======== INPUT MATERIAL

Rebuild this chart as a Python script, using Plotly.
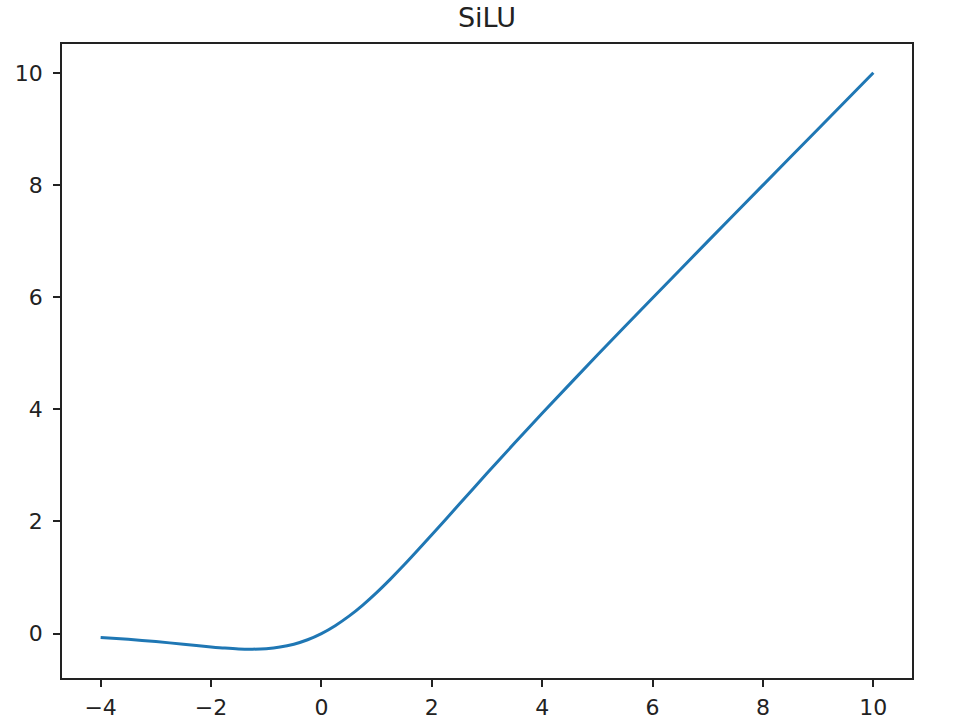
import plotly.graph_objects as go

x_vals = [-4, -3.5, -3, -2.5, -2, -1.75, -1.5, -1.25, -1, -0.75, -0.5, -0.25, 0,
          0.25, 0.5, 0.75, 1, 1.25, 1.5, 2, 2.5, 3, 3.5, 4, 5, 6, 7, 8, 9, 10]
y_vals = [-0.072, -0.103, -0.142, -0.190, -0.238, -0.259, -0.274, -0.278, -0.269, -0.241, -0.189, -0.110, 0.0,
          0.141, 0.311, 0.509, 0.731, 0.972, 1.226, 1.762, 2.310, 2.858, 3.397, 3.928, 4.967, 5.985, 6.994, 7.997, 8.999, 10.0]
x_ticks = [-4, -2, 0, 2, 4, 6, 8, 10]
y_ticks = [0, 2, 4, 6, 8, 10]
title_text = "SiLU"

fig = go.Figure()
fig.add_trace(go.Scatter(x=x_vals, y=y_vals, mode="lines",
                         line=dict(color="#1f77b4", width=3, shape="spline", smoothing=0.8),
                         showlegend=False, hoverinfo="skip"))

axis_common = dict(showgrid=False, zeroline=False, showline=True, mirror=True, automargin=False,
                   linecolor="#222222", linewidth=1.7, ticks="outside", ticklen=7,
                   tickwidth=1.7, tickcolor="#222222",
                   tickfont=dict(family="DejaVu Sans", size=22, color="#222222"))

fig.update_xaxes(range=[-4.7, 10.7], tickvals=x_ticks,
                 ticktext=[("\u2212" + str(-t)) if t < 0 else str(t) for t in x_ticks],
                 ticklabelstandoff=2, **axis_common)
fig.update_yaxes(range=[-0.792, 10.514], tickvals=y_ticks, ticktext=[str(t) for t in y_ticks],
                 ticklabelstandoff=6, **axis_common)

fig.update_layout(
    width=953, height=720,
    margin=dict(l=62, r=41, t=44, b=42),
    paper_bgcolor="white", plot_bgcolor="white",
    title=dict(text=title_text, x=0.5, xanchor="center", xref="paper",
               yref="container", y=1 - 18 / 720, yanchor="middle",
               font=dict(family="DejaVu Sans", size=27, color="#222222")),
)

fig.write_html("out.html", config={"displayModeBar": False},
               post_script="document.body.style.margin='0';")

================
======== INPUT MATERIAL

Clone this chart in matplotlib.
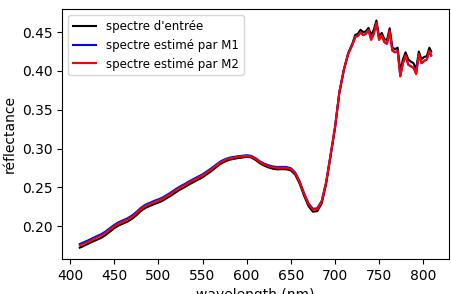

================
======== INPUT MATERIAL

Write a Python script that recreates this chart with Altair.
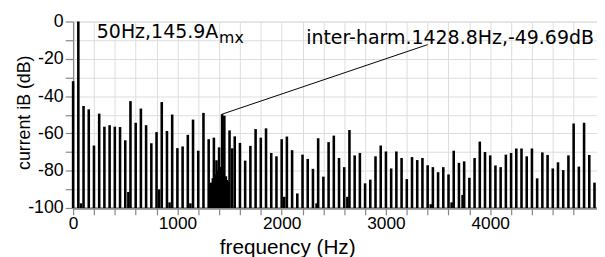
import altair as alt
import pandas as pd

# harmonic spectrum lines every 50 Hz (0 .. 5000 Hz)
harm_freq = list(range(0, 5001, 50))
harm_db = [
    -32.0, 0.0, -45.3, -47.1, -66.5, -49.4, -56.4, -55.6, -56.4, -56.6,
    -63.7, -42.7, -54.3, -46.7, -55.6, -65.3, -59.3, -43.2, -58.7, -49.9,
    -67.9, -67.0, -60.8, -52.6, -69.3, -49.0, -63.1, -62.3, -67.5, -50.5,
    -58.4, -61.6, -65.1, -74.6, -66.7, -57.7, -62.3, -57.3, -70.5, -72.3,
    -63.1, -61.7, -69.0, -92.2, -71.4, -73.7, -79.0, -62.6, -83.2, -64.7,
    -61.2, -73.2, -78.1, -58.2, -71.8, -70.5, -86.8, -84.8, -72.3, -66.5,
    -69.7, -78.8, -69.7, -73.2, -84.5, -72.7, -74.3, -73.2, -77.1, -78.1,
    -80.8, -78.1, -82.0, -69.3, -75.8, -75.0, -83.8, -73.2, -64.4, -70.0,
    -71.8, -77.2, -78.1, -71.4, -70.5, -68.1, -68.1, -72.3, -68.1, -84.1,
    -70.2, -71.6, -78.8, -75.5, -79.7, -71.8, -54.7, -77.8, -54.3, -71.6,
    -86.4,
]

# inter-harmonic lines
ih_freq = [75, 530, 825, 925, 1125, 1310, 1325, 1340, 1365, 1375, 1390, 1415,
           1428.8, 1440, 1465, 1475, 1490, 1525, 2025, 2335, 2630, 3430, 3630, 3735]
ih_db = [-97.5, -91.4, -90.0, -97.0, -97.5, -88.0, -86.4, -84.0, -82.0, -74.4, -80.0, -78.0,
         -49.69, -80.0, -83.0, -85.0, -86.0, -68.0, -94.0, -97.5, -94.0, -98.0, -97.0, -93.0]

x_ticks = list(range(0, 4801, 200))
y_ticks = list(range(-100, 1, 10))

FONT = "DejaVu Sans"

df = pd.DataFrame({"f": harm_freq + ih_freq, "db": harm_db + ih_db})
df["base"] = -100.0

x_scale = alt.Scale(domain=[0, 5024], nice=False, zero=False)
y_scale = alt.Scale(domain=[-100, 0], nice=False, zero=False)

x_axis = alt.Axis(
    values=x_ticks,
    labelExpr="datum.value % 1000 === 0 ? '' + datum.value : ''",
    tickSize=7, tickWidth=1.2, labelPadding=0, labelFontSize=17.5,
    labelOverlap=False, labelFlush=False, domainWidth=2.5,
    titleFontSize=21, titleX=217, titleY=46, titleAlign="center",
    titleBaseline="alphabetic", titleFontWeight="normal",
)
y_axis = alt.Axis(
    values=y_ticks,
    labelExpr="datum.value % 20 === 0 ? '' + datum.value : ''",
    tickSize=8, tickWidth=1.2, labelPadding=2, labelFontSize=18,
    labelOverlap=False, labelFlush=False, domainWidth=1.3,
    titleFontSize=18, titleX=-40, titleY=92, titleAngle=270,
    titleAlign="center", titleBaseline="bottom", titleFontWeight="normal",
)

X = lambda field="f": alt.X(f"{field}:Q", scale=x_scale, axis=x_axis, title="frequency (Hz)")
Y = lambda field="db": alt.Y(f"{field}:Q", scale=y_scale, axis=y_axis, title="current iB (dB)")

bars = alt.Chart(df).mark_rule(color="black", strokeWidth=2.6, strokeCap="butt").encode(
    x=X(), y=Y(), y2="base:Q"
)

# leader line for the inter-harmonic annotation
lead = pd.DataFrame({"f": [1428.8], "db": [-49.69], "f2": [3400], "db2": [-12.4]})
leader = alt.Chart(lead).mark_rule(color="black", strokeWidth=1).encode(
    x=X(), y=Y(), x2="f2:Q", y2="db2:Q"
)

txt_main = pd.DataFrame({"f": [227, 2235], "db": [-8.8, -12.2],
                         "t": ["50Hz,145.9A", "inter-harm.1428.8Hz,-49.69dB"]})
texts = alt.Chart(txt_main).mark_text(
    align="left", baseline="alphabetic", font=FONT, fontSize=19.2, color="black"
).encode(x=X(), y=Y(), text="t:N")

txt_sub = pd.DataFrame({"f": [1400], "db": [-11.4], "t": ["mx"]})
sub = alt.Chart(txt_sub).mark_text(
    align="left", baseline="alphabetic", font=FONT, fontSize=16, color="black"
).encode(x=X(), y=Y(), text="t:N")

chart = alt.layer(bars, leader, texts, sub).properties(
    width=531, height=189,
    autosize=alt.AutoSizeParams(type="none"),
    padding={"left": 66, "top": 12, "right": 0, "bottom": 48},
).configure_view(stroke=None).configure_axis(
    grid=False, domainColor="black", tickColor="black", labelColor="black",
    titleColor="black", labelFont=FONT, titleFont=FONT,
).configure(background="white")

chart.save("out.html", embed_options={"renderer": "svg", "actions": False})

================

• _WHAT THE TASK REQUIRES_
Filter for "this". Return all lines that hold it.

• _SOLVED PROBLEM_
Rebuild this chart as a Python script, using Plotly.
Clone this chart in matplotlib.
Write a Python script that recreates this chart with Altair.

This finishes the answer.